-- Given entries --
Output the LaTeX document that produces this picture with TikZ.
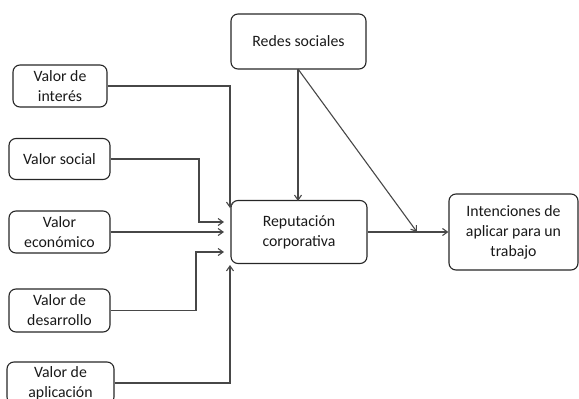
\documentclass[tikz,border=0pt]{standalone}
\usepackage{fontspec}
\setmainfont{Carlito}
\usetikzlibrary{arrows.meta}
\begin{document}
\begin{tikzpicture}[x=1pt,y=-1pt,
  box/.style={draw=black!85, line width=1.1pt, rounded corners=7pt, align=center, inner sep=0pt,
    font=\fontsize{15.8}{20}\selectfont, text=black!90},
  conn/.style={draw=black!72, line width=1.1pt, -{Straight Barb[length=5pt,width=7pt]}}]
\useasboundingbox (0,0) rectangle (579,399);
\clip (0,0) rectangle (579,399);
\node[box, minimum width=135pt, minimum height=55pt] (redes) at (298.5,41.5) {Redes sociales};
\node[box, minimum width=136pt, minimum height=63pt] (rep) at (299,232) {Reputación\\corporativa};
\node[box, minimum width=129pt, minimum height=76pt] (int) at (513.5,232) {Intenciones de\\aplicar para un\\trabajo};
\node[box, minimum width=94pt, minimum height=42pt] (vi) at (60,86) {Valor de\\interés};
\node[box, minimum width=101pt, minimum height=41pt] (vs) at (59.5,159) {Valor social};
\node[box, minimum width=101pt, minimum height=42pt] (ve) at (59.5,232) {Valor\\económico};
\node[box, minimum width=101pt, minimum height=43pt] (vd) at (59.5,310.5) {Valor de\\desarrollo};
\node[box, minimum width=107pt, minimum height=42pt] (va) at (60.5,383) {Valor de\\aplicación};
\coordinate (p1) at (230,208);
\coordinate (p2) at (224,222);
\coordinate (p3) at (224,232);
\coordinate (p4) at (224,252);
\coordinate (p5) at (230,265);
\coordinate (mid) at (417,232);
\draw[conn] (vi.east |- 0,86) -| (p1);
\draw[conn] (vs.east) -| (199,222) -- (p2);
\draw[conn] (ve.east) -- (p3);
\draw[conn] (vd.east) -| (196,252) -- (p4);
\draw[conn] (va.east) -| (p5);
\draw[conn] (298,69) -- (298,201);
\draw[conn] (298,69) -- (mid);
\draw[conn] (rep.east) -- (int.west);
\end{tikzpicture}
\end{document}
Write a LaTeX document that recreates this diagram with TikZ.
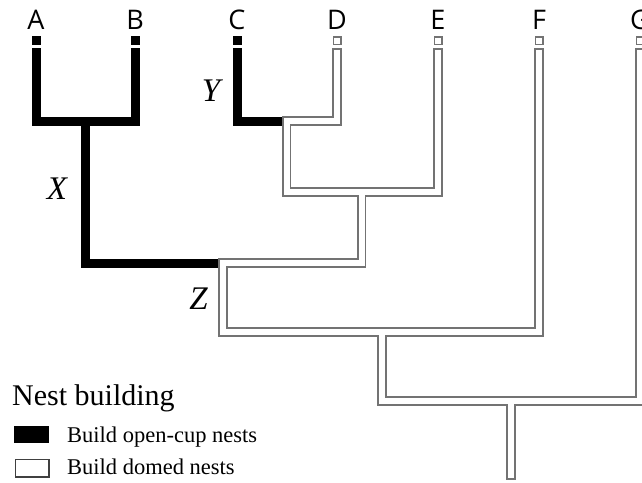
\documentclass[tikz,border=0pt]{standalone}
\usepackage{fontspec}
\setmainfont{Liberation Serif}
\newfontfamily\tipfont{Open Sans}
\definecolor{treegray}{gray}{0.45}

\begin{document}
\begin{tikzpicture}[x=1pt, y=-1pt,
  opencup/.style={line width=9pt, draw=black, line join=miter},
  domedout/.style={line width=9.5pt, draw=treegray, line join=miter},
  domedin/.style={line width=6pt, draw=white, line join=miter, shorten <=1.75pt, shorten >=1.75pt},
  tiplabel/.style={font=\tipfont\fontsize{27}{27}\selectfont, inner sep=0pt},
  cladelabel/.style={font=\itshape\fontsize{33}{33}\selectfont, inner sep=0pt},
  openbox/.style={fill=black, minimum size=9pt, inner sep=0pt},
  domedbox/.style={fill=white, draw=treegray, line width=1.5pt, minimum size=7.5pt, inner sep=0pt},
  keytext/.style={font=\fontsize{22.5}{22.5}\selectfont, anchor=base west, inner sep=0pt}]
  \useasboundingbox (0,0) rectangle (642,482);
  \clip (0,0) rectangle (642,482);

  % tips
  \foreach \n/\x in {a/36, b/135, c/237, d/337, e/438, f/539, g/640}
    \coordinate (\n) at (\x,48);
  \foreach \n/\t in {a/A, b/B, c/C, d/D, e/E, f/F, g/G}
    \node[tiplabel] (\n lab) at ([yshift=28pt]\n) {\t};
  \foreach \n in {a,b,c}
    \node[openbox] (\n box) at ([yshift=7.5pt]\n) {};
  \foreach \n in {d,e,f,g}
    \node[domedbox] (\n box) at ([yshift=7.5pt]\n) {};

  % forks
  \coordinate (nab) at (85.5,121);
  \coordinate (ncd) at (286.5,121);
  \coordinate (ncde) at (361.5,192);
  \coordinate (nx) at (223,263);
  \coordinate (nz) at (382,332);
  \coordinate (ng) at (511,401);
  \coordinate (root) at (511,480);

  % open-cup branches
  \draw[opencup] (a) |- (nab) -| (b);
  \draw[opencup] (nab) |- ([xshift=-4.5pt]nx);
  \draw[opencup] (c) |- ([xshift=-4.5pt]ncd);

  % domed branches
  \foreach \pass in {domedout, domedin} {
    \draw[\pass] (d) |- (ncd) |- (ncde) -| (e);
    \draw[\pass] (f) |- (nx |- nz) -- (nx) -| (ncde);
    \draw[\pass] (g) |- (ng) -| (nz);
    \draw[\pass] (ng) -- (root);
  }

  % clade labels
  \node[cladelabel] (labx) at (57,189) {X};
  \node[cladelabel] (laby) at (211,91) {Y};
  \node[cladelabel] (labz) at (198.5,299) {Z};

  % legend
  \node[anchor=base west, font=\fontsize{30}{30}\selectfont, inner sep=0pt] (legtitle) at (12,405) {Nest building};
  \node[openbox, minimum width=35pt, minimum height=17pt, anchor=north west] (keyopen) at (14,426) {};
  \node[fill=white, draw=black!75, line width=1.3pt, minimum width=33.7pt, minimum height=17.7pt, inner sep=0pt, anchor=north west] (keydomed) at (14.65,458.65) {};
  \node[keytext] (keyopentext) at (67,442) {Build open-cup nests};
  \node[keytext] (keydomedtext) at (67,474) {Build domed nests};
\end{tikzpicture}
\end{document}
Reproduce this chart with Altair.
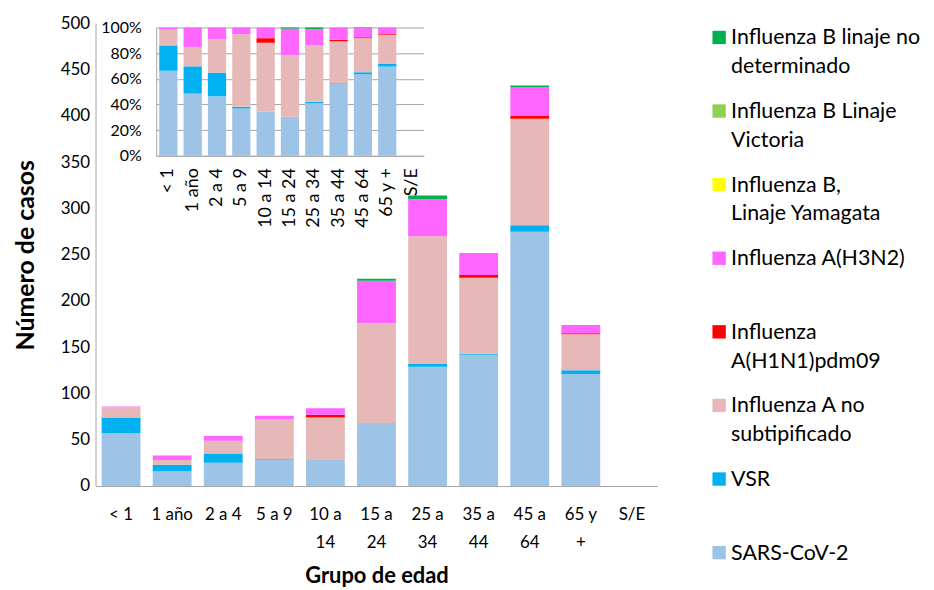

...

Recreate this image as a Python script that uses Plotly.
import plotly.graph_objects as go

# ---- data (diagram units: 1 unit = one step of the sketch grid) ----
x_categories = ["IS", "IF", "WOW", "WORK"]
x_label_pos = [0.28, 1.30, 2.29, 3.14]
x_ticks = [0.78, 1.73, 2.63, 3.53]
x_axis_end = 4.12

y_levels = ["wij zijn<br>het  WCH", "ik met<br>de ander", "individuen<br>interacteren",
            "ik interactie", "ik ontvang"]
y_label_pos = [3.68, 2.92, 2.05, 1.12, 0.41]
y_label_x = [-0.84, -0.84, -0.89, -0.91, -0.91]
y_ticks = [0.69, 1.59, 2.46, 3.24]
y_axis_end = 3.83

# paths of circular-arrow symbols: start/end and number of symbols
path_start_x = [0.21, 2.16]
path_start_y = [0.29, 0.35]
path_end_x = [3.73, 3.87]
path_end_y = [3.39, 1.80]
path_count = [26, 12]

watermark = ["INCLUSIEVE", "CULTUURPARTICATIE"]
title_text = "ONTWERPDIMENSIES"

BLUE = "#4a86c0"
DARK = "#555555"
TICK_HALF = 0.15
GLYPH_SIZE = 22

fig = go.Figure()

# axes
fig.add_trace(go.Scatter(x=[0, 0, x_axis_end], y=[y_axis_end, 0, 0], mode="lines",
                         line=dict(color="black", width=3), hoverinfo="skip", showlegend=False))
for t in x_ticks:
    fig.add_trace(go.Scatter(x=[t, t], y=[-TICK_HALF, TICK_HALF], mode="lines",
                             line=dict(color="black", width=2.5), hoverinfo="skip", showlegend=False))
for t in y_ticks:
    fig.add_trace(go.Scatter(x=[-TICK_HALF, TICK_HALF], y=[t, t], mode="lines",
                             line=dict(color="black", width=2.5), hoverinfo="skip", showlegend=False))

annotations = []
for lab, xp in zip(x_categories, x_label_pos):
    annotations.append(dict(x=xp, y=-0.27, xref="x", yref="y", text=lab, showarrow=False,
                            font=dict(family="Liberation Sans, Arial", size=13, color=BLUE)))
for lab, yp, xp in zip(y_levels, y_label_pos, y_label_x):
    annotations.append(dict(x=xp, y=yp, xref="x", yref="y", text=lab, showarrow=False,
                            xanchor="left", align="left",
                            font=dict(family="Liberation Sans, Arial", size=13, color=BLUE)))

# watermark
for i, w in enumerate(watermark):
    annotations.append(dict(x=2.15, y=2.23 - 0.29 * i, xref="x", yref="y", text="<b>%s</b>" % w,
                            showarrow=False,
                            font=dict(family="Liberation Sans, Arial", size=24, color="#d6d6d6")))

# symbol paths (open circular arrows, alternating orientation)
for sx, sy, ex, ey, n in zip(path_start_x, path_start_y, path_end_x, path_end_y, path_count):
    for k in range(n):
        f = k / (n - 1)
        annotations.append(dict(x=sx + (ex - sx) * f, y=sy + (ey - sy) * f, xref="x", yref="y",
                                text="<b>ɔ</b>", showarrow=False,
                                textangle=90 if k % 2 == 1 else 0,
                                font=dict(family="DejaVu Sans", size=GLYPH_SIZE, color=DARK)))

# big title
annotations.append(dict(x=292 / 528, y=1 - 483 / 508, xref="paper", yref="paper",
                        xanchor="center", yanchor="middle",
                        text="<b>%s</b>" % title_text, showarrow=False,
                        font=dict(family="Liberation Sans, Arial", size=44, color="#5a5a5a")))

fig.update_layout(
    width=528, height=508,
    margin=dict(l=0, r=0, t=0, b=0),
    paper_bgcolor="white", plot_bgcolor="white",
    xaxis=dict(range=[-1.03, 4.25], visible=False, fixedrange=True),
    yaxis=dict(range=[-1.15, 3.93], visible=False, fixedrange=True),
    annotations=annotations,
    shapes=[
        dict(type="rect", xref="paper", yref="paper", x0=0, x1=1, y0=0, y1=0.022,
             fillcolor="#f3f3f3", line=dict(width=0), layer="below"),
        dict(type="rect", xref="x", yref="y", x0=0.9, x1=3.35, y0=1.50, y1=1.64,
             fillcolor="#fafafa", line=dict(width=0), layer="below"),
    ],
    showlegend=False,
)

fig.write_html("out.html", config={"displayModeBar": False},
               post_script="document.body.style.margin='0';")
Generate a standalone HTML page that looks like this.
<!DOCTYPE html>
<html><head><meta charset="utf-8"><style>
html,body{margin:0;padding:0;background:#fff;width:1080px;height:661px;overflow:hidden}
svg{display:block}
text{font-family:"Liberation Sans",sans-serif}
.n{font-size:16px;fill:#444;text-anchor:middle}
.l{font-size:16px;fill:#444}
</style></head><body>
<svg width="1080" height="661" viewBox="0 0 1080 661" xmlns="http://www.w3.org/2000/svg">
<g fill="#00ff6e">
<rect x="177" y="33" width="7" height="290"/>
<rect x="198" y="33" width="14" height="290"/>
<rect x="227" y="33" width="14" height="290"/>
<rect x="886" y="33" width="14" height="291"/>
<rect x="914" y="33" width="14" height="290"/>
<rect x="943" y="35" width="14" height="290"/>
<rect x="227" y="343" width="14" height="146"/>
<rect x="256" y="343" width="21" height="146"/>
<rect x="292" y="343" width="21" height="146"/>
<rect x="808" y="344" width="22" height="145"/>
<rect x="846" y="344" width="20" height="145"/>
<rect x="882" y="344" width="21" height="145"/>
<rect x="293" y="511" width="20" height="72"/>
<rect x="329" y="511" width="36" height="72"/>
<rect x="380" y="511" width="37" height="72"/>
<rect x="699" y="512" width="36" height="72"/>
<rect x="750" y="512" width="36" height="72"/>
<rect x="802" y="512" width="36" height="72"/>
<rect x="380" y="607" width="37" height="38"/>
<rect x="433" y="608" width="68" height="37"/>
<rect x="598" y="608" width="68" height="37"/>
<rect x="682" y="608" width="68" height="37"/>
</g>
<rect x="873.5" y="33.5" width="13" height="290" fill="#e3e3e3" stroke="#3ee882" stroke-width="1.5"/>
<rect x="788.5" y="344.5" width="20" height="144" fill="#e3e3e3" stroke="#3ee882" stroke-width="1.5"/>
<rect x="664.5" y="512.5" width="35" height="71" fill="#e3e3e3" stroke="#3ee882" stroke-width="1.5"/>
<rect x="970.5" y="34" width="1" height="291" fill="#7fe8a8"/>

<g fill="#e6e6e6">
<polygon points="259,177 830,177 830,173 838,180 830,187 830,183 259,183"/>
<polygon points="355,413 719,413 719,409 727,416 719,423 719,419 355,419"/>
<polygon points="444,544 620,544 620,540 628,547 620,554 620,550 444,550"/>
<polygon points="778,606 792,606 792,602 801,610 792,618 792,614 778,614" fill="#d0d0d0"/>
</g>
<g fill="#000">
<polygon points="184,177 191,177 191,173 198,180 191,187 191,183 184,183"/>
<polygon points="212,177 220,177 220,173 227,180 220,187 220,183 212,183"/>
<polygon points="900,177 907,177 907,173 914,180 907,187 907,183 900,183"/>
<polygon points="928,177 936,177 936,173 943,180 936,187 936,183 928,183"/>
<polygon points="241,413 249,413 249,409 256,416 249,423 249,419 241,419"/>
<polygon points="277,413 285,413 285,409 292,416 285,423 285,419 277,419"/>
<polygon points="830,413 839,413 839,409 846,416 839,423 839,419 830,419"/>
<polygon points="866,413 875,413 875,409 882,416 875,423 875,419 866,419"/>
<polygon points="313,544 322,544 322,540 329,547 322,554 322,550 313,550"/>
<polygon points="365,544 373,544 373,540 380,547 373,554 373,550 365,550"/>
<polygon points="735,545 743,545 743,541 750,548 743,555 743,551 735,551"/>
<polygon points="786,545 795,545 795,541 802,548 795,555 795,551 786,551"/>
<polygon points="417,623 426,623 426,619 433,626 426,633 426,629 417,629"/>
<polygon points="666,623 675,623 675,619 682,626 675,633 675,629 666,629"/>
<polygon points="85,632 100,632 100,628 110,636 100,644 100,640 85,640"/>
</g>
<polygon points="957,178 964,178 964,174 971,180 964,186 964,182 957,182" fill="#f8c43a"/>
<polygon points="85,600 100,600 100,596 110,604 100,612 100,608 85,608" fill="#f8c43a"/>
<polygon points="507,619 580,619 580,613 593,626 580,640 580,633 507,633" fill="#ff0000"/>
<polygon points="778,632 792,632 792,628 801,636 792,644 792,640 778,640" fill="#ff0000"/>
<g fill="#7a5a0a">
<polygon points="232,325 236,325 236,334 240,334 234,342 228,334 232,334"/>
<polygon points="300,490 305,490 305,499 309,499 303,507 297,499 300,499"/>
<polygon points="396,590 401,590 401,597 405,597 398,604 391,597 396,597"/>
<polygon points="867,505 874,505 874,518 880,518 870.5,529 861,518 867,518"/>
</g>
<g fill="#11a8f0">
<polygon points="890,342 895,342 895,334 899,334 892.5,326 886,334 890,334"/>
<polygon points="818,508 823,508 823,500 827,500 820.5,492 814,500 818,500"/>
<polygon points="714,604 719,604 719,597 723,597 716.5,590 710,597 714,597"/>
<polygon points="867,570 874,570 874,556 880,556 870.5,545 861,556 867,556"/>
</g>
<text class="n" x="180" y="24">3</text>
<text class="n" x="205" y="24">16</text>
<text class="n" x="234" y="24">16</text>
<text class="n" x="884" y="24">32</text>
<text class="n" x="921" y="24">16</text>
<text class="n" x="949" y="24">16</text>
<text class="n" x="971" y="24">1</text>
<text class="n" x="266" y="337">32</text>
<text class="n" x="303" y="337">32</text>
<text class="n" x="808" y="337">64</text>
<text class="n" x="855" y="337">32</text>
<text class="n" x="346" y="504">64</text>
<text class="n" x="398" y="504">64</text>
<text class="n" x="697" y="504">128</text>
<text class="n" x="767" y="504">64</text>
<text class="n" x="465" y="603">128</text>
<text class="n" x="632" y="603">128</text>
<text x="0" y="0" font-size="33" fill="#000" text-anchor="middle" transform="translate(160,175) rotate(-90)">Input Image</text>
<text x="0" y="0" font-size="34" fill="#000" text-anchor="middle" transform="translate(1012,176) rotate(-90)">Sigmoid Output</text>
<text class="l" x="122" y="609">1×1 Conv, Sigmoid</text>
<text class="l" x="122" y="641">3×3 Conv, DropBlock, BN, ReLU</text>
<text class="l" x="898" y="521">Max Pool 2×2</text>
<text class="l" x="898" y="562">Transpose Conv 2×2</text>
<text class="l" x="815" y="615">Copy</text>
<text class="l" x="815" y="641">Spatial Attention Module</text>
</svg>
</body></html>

--

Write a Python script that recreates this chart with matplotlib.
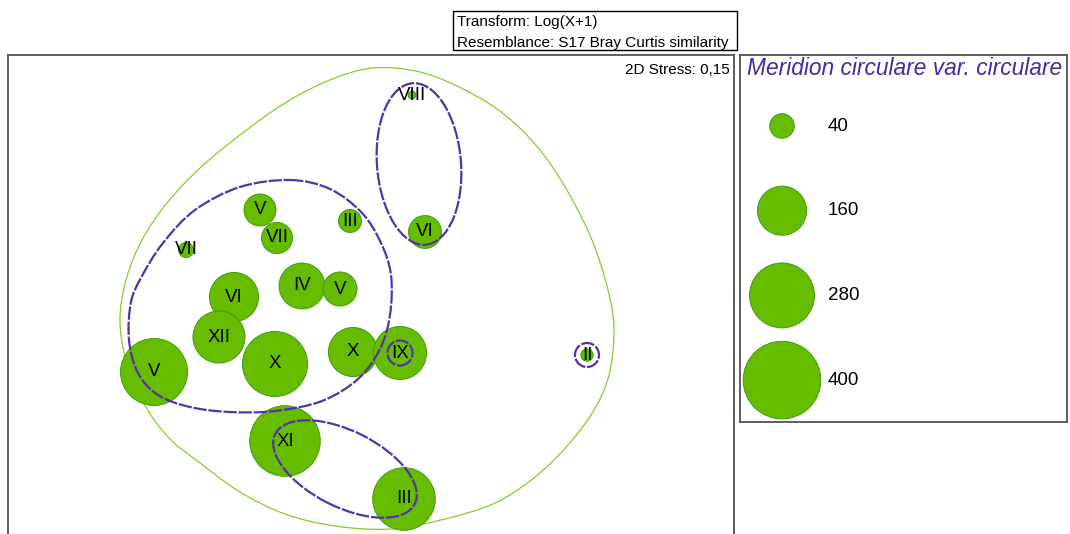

-- Your goal --
Each line from the line containing "Recreate this image" through the line containing "y_axis_end = 3.83" is to be transcribed exactly, and no other line.

-- Reply to the exercise --
Recreate this image as a Python script that uses Plotly.
import plotly.graph_objects as go

# ---- data (diagram units: 1 unit = one step of the sketch grid) ----
x_categories = ["IS", "IF", "WOW", "WORK"]
x_label_pos = [0.28, 1.30, 2.29, 3.14]
x_ticks = [0.78, 1.73, 2.63, 3.53]
x_axis_end = 4.12

y_levels = ["wij zijn<br>het  WCH", "ik met<br>de ander", "individuen<br>interacteren",
            "ik interactie", "ik ontvang"]
y_label_pos = [3.68, 2.92, 2.05, 1.12, 0.41]
y_label_x = [-0.84, -0.84, -0.89, -0.91, -0.91]
y_ticks = [0.69, 1.59, 2.46, 3.24]
y_axis_end = 3.83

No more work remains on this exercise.